WATS/WAVR
- United States;
- Broadcast area: Elmira-Corning area
- Frequency: See § Stations
- Branding: Choice 102

Programming
- Format: Adult Contemporary
- Affiliations: AP Radio, Jones Radio Network

Ownership
- Owner: Dave Radigan; (WATS UP, LLC);
- Sister stations: WEBO

Technical information
- Licensing authority: FCC

Links
- Public license information: Public file; LMS;
- Website: www.choice102.com

= WAVR =

WAVR (102.1 FM) and WATS (960 AM) are a pair of radio stations simulcasting an Adult Contemporary format. The stations serve Bradford County, Pennsylvania and Tioga County, New York, located in the Twin Tiers between Elmira and Binghamton. The station is currently owned by Dave Radigan's WATS UP, LLC. The station features a local morning program hosted by Chuck Carver and Todd Bowers called "Chuck and Todd Live" and programming from AP Radio and Jones Radio Network.

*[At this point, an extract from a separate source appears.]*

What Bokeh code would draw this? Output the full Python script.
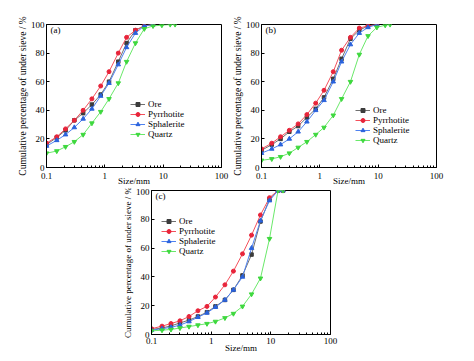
from bokeh.plotting import figure
from bokeh.layouts import column, row, Spacer
from bokeh.models import Legend, LegendItem, Label, FixedTicker, BasicTickFormatter
from bokeh.embed import file_html
from bokeh.resources import INLINE

# sieve sizes (mm)
sizes = [0.1, 0.15, 0.212, 0.3, 0.425, 0.6, 0.85, 1.18, 1.7, 2.36, 3.35, 4.75, 6.7, 9.5, 13.2, 16]

series_names = ["Ore", "Pyrrhotite", "Sphalerite", "Quartz"]

# panel (a)
ore_a = [16, 21, 26, 33, 38, 44, 51, 60, 74, 87, 96, 99, 100]
pyr_a = [17, 21.5, 27, 33, 40, 48, 57, 67, 80, 91, 96, 99, 100]
sph_a = [15, 19, 23, 28, 34, 41, 50, 59, 72, 84, 94, 99, 100]
qtz_a = [10, 11.5, 14.5, 18, 23, 31, 39, 48, 59, 74, 87, 97, 99, 99.5, 100, 100]

# panel (b)
ore_b = [12, 16, 20, 25, 29, 35, 41, 49, 62, 76, 90, 96, 99, 100]
pyr_b = [13, 17, 21.5, 26, 30.5, 37, 45, 54, 67, 82, 91, 97.5, 99, 100]
sph_b = [10, 13, 16, 20, 25, 32, 40, 47, 60, 74, 86, 94, 98, 100]
qtz_b = [5, 6, 7.5, 10, 14, 18, 23, 28, 36.5, 48, 60, 79, 92, 98, 99.5, 100]

# panel (c)
ore_c = [3.5, 4.5, 6, 8, 10, 12.5, 15.5, 19.5, 24, 31, 41, 55.5, 78.5, 94, 100, 100]
pyr_c = [4, 5.8, 7.6, 9.5, 12.5, 16.5, 19.5, 26, 34.5, 44, 56, 69, 83, 95, 100, 100]
sph_c = [3, 4, 5, 6.5, 9, 12, 15, 19, 24, 31, 40, 60, 79, 93, 100, 100]
qtz_c = [2.5, 3, 3.5, 4.5, 5.5, 6.5, 7.5, 9, 11.5, 14.5, 19.5, 28, 39, 66.5, 100, 100]

x_major = [0.1, 1, 10, 100]
x_minor = [m * d for d in [0.1, 1, 10] for m in range(2, 10)]
y_ticks = [0, 20, 40, 60, 80, 100]

FONT = "Liberation Serif"
styles = [
    dict(marker="square", line_color="#707070", mcolor="#3c3c3c", size=3.5),
    dict(marker="circle", line_color="#f4505c", mcolor="#e8243a", size=4),
    dict(marker="triangle", line_color="#4f82f0", mcolor="#2a62dc", size=4.5),
    dict(marker="inverted_triangle", line_color="#6ae86a", mcolor="#3ed83e", size=4.5),
]


def make_panel(tag, data, legend_xy, fw, fh, mb_left, mb_right, mb_top,
               tick_standoff, label_standoff, mb_bottom, ylabel_size):
    p = figure(x_axis_type="log", x_range=(0.1, 100), y_range=(0, 100),
               frame_width=fw, frame_height=fh,
               min_border_left=mb_left, min_border_right=mb_right,
               min_border_top=mb_top, min_border_bottom=mb_bottom,
               output_backend="svg", toolbar_location=None)
    p.grid.visible = False
    p.outline_line_color = "black"
    p.outline_line_width = 1
    p.background_fill_color = "white"
    p.border_fill_color = "white"

    p.xaxis.ticker = FixedTicker(ticks=x_major, minor_ticks=x_minor)
    p.xaxis.formatter = BasicTickFormatter()
    p.yaxis.ticker = FixedTicker(ticks=y_ticks)
    for ax in (p.xaxis, p.yaxis):
        ax.axis_line_color = "black"
        ax.major_tick_line_color = "black"
        ax.major_tick_in = 3
        ax.major_tick_out = 0
        ax.minor_tick_in = 2
        ax.minor_tick_out = 0
        ax.major_label_text_font = FONT
        ax.major_label_text_font_size = "9px"
        ax.major_label_text_color = "black"
        ax.axis_label_text_font = FONT
        ax.axis_label_text_font_style = "normal"
        ax.axis_label_text_color = "black"
    p.xaxis.axis_label_text_font_size = "9px"
    p.yaxis.axis_label_text_font_size = ylabel_size
    p.yaxis.minor_tick_line_color = None
    p.xaxis.minor_tick_line_color = "black"
    p.xaxis.axis_label = "Size/mm"
    p.yaxis.axis_label = "Cumulative percentage of under sieve / %"
    p.xaxis.major_label_standoff = tick_standoff
    p.xaxis.axis_label_standoff = label_standoff
    p.yaxis.major_label_standoff = 2
    p.yaxis.axis_label_standoff = 0

    items = []
    for name, vals, st in zip(series_names, data, styles):
        xs = sizes[:len(vals)]
        r1 = p.line(xs, vals, line_color=st["line_color"], line_width=1)
        r2 = p.scatter(xs, vals, marker=st["marker"], size=st["size"],
                       fill_color=st["mcolor"], line_color=st["mcolor"])
        items.append(LegendItem(label=name, renderers=[r1, r2]))

    leg = Legend(items=items, location=legend_xy, padding=0, margin=0, spacing=0,
                 glyph_height=10, glyph_width=15, label_height=10, label_standoff=3,
                 border_line_color=None, background_fill_alpha=0,
                 label_text_font=FONT, label_text_font_size="9px",
                 label_text_color="black")
    p.add_layout(leg, "center")

    p.add_layout(Label(x=4, y=fh - 5, x_units="screen", y_units="screen", text=tag,
                       text_font=FONT, text_font_size="9px", text_baseline="middle",
                       text_color="black"))
    return p


pa = make_panel("(a)", [ore_a, pyr_a, sph_a, qtz_a], (84, 28), 175, 143,
                46, 8, 24, 5, -6, 18, "9.5px")
pb = make_panel("(b)", [ore_b, pyr_b, sph_b, qtz_b], (94, 22), 175, 143,
                32, 22, 24, 5, -6, 18, "9.5px")
pc = make_panel("(c)", [ore_c, pyr_c, sph_c, qtz_c], (10, 78), 179, 144,
                38, 10, 2, 3, -4, 14, "9px")

layout = column(row(pa, pb), row(Spacer(width=113), pc))

open("out.html", "w").write(file_html(layout, INLINE))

In October 2020, WATS Broadcasting, Inc. (a corporation owned by Carver, Bowers, and Larry Brown) agreed to sell WATS and WAVR to Dave Radigan, the owner of WEBO, a similarly formatted station in Owego. The sale, at a price of $450,000, was consummated on January 7, 2021.

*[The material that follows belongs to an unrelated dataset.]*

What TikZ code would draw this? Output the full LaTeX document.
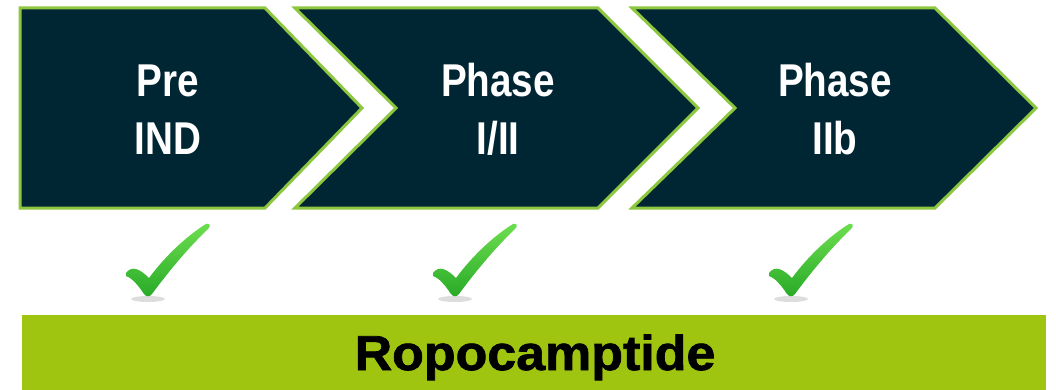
\documentclass[tikz,border=0pt]{standalone}
\usepackage{fontspec}
\setmainfont{Liberation Sans}[BoldFont={Liberation Sans Bold}]
\newfontfamily\narrowbold{Liberation Sans Bold}[FakeStretch=0.84]
\newfontfamily\widebold{Liberation Sans Bold}[FakeStretch=1.06,FakeBold=1.5]
\definecolor{navy}{RGB}{0,38,52}
\definecolor{lime}{RGB}{141,198,63}
\definecolor{bar}{RGB}{160,197,16}
\definecolor{chklight}{RGB}{110,222,80}
\definecolor{chkdark}{RGB}{40,170,40}
\tikzset{
  chevron/.style={fill=navy, draw=lime, line width=3pt, line join=miter},
  phasetext/.style={text=white, font=\narrowbold\fontsize{46}{58}\selectfont, align=center},
  barstyle/.style={fill=bar, draw=none},
  checkmark/.pic={
    \fill[gray!45, opacity=0.6] (0,4) ellipse (17 and 3);
    \shade[top color=chklight, bottom color=chkdark, shading angle=0]
      (-22,-22) .. controls (-16,-30) and (-8,-26) .. (1,-17)
      .. controls (18,-40) and (40,-60) .. (58,-71)
      .. controls (62,-72) and (63,-69) .. (60,-66)
      .. controls (38,-45) and (18,-20) .. (4,-1)
      .. controls (2,2) and (-2,2) .. (-4,-1)
      .. controls (-10,-10) and (-16,-17) .. (-22,-19) -- cycle;
  }
}
\begin{document}
\begin{tikzpicture}[x=1pt,y=-1pt]
\path[use as bounding box] (0,0) rectangle (1056,390);
% chevrons
\path[chevron] (20,8) -- (265,8) -- (362,108) -- (265,208) -- (20,208) -- cycle;
\path[chevron] (295,8) -- (598,8) -- (698,108) -- (598,208) -- (295,208) -- (396,108) -- cycle;
\path[chevron] (632,8) -- (935,8) -- (1036,108) -- (935,208) -- (632,208) -- (735,108) -- cycle;
% texts
\node[phasetext, anchor=base] (t1a) at (168,97) {Pre};
\node[phasetext, anchor=base] (t1b) at (168,155) {IND};
\node[phasetext, anchor=base] (t2a) at (498,97) {Phase};
\node[phasetext, anchor=base] (t2b) at (498,155) {I/II};
\node[phasetext, anchor=base] (t3a) at (835,97) {Phase};
\node[phasetext, anchor=base] (t3b) at (835,155) {IIb};
% checkmarks
\pic at (148,295) {checkmark};
\pic at (455,295) {checkmark};
\pic at (791,295) {checkmark};
% bar
\path[barstyle] (22,315) rectangle (1046,390);
\node[anchor=base, font=\widebold\fontsize{49}{58}\selectfont, text=black] (name) at (535,370) {Ropocamptide};
\end{tikzpicture}
\end{document}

WATS is licensed to Sayre, Pennsylvania and WAVR is licensed to Waverly, Tioga County, New York; the two towns are adjacent to each other and are located on opposite sides of Interstate 86 and New York-Pennsylvania border. The two stations are headquartered in Sayre.

==Stations==

| Call sign | Frequency | City of license | Facility ID | Power W | ERP W | Height m (ft) | Class | Transmitter coordinates | First air date | Call sign meaning |
|---|---|---|---|---|---|---|---|---|---|---|
| WATS | 960 AM | Sayre, Pennsylvania | 71104 | 5,000 day 50 night |  |  | D | 41°59′48″N 76°30′3″W﻿ / ﻿41.99667°N 76.50083°W | 1950 | Waverly Athens Towanda Sayre |
| WAVR | 102.1 FM | Waverly, New York | 71103 |  | 4,100 | 122 m (400 ft) | A | 42°03′48″N 76°31′28″W﻿ / ﻿42.06333°N 76.52444°W | 1974 | WAVeRly |

WATS 960 now simulcasts over WELM 1410 Elmira, New York as Liberty 960.